SOURCE MATERIAL
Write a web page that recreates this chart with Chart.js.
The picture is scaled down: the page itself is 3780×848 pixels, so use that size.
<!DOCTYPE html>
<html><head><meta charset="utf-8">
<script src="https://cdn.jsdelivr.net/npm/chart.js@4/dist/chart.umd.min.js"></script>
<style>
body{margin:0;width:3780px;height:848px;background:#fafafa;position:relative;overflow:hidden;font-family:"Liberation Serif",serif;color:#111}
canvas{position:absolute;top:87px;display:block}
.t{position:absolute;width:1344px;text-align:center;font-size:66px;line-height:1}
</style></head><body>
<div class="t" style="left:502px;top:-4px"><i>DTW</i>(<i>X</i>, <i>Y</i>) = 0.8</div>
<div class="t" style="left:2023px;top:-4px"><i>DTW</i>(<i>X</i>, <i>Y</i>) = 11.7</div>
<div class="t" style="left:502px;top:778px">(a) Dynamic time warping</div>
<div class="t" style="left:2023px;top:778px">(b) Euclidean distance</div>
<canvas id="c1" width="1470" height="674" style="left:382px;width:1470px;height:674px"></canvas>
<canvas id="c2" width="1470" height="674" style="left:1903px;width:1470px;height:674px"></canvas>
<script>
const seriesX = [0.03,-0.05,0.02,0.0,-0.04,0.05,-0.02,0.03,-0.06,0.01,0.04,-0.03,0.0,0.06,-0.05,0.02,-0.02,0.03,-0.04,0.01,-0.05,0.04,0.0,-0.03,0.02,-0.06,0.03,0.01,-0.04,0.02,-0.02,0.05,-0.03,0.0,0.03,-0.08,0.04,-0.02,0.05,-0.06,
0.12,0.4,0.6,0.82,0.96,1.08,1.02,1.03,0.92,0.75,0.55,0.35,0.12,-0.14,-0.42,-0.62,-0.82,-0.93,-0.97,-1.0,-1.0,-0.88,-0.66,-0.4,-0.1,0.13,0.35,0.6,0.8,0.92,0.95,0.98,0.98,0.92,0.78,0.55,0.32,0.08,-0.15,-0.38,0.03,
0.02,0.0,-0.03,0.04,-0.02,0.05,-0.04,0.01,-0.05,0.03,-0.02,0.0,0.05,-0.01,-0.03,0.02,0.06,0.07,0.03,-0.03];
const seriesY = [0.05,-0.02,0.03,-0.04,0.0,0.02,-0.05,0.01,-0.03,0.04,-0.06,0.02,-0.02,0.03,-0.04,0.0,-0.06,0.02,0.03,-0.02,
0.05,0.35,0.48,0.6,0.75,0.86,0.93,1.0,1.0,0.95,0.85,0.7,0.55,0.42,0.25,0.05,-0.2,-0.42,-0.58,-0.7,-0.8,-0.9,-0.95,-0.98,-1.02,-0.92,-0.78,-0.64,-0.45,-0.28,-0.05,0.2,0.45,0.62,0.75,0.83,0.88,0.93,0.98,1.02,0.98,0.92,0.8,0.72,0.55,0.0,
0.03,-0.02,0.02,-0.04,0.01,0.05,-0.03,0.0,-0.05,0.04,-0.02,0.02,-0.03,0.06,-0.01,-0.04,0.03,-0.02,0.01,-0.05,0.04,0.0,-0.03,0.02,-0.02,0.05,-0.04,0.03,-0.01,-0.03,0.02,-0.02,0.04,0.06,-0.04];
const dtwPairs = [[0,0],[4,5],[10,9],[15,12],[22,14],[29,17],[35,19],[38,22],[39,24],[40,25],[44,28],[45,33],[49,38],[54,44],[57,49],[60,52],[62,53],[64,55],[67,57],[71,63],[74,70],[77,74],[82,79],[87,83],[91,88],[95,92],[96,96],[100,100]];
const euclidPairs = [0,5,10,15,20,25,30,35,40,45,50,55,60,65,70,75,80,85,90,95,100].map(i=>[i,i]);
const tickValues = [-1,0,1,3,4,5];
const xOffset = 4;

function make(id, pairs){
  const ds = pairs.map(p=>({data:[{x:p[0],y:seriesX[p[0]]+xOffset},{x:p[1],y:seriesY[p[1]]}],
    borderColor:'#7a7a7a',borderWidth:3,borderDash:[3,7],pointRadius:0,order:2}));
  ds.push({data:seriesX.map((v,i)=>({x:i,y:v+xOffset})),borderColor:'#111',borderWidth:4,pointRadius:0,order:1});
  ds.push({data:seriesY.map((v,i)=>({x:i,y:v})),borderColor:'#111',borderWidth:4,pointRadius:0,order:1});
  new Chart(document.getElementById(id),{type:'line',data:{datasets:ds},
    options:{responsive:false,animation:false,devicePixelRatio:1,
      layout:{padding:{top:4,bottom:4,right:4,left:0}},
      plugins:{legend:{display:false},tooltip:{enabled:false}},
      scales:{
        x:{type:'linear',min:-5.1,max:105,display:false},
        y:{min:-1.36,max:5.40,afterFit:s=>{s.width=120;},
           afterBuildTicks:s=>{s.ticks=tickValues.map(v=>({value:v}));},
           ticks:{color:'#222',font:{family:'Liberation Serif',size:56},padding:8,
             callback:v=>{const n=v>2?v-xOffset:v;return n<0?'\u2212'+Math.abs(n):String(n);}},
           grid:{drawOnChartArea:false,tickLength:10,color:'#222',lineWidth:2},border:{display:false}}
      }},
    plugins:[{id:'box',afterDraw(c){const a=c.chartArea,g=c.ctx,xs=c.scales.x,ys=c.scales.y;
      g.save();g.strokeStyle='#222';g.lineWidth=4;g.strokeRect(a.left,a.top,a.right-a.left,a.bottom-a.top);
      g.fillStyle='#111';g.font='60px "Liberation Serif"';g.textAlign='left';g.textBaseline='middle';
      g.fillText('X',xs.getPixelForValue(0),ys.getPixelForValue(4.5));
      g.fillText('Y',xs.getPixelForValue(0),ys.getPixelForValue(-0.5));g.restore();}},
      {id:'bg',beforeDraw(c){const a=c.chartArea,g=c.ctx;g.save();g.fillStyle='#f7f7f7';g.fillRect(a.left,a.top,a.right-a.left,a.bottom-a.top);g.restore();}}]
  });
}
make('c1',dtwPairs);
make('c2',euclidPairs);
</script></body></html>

TASK TO CARRY OUT
Reproduce each line verbatim.

WORKED ANSWER
Write a web page that recreates this chart with Chart.js.
The picture is scaled down: the page itself is 3780×848 pixels, so use that size.
<!DOCTYPE html>
<html><head><meta charset="utf-8">
<script src="https://cdn.jsdelivr.net/npm/chart.js@4/dist/chart.umd.min.js"></script>
<style>
body{margin:0;width:3780px;height:848px;background:#fafafa;position:relative;overflow:hidden;font-family:"Liberation Serif",serif;color:#111}
canvas{position:absolute;top:87px;display:block}
.t{position:absolute;width:1344px;text-align:center;font-size:66px;line-height:1}
</style></head><body>
<div class="t" style="left:502px;top:-4px"><i>DTW</i>(<i>X</i>, <i>Y</i>) = 0.8</div>
<div class="t" style="left:2023px;top:-4px"><i>DTW</i>(<i>X</i>, <i>Y</i>) = 11.7</div>
<div class="t" style="left:502px;top:778px">(a) Dynamic time warping</div>
<div class="t" style="left:2023px;top:778px">(b) Euclidean distance</div>
<canvas id="c1" width="1470" height="674" style="left:382px;width:1470px;height:674px"></canvas>
<canvas id="c2" width="1470" height="674" style="left:1903px;width:1470px;height:674px"></canvas>
<script>
const seriesX = [0.03,-0.05,0.02,0.0,-0.04,0.05,-0.02,0.03,-0.06,0.01,0.04,-0.03,0.0,0.06,-0.05,0.02,-0.02,0.03,-0.04,0.01,-0.05,0.04,0.0,-0.03,0.02,-0.06,0.03,0.01,-0.04,0.02,-0.02,0.05,-0.03,0.0,0.03,-0.08,0.04,-0.02,0.05,-0.06,
0.12,0.4,0.6,0.82,0.96,1.08,1.02,1.03,0.92,0.75,0.55,0.35,0.12,-0.14,-0.42,-0.62,-0.82,-0.93,-0.97,-1.0,-1.0,-0.88,-0.66,-0.4,-0.1,0.13,0.35,0.6,0.8,0.92,0.95,0.98,0.98,0.92,0.78,0.55,0.32,0.08,-0.15,-0.38,0.03,
0.02,0.0,-0.03,0.04,-0.02,0.05,-0.04,0.01,-0.05,0.03,-0.02,0.0,0.05,-0.01,-0.03,0.02,0.06,0.07,0.03,-0.03];
const seriesY = [0.05,-0.02,0.03,-0.04,0.0,0.02,-0.05,0.01,-0.03,0.04,-0.06,0.02,-0.02,0.03,-0.04,0.0,-0.06,0.02,0.03,-0.02,
0.05,0.35,0.48,0.6,0.75,0.86,0.93,1.0,1.0,0.95,0.85,0.7,0.55,0.42,0.25,0.05,-0.2,-0.42,-0.58,-0.7,-0.8,-0.9,-0.95,-0.98,-1.02,-0.92,-0.78,-0.64,-0.45,-0.28,-0.05,0.2,0.45,0.62,0.75,0.83,0.88,0.93,0.98,1.02,0.98,0.92,0.8,0.72,0.55,0.0,
0.03,-0.02,0.02,-0.04,0.01,0.05,-0.03,0.0,-0.05,0.04,-0.02,0.02,-0.03,0.06,-0.01,-0.04,0.03,-0.02,0.01,-0.05,0.04,0.0,-0.03,0.02,-0.02,0.05,-0.04,0.03,-0.01,-0.03,0.02,-0.02,0.04,0.06,-0.04];
const dtwPairs = [[0,0],[4,5],[10,9],[15,12],[22,14],[29,17],[35,19],[38,22],[39,24],[40,25],[44,28],[45,33],[49,38],[54,44],[57,49],[60,52],[62,53],[64,55],[67,57],[71,63],[74,70],[77,74],[82,79],[87,83],[91,88],[95,92],[96,96],[100,100]];
const euclidPairs = [0,5,10,15,20,25,30,35,40,45,50,55,60,65,70,75,80,85,90,95,100].map(i=>[i,i]);
const tickValues = [-1,0,1,3,4,5];
const xOffset = 4;

function make(id, pairs){
  const ds = pairs.map(p=>({data:[{x:p[0],y:seriesX[p[0]]+xOffset},{x:p[1],y:seriesY[p[1]]}],
    borderColor:'#7a7a7a',borderWidth:3,borderDash:[3,7],pointRadius:0,order:2}));
  ds.push({data:seriesX.map((v,i)=>({x:i,y:v+xOffset})),borderColor:'#111',borderWidth:4,pointRadius:0,order:1});
  ds.push({data:seriesY.map((v,i)=>({x:i,y:v})),borderColor:'#111',borderWidth:4,pointRadius:0,order:1});
  new Chart(document.getElementById(id),{type:'line',data:{datasets:ds},
    options:{responsive:false,animation:false,devicePixelRatio:1,
      layout:{padding:{top:4,bottom:4,right:4,left:0}},
      plugins:{legend:{display:false},tooltip:{enabled:false}},
      scales:{
        x:{type:'linear',min:-5.1,max:105,display:false},
        y:{min:-1.36,max:5.40,afterFit:s=>{s.width=120;},
           afterBuildTicks:s=>{s.ticks=tickValues.map(v=>({value:v}));},
           ticks:{color:'#222',font:{family:'Liberation Serif',size:56},padding:8,
             callback:v=>{const n=v>2?v-xOffset:v;return n<0?'\u2212'+Math.abs(n):String(n);}},
           grid:{drawOnChartArea:false,tickLength:10,color:'#222',lineWidth:2},border:{display:false}}
      }},
    plugins:[{id:'box',afterDraw(c){const a=c.chartArea,g=c.ctx,xs=c.scales.x,ys=c.scales.y;
      g.save();g.strokeStyle='#222';g.lineWidth=4;g.strokeRect(a.left,a.top,a.right-a.left,a.bottom-a.top);
      g.fillStyle='#111';g.font='60px "Liberation Serif"';g.textAlign='left';g.textBaseline='middle';
      g.fillText('X',xs.getPixelForValue(0),ys.getPixelForValue(4.5));
      g.fillText('Y',xs.getPixelForValue(0),ys.getPixelForValue(-0.5));g.restore();}},
      {id:'bg',beforeDraw(c){const a=c.chartArea,g=c.ctx;g.save();g.fillStyle='#f7f7f7';g.fillRect(a.left,a.top,a.right-a.left,a.bottom-a.top);g.restore();}}]
  });
}
make('c1',dtwPairs);
make('c2',euclidPairs);
</script></body></html>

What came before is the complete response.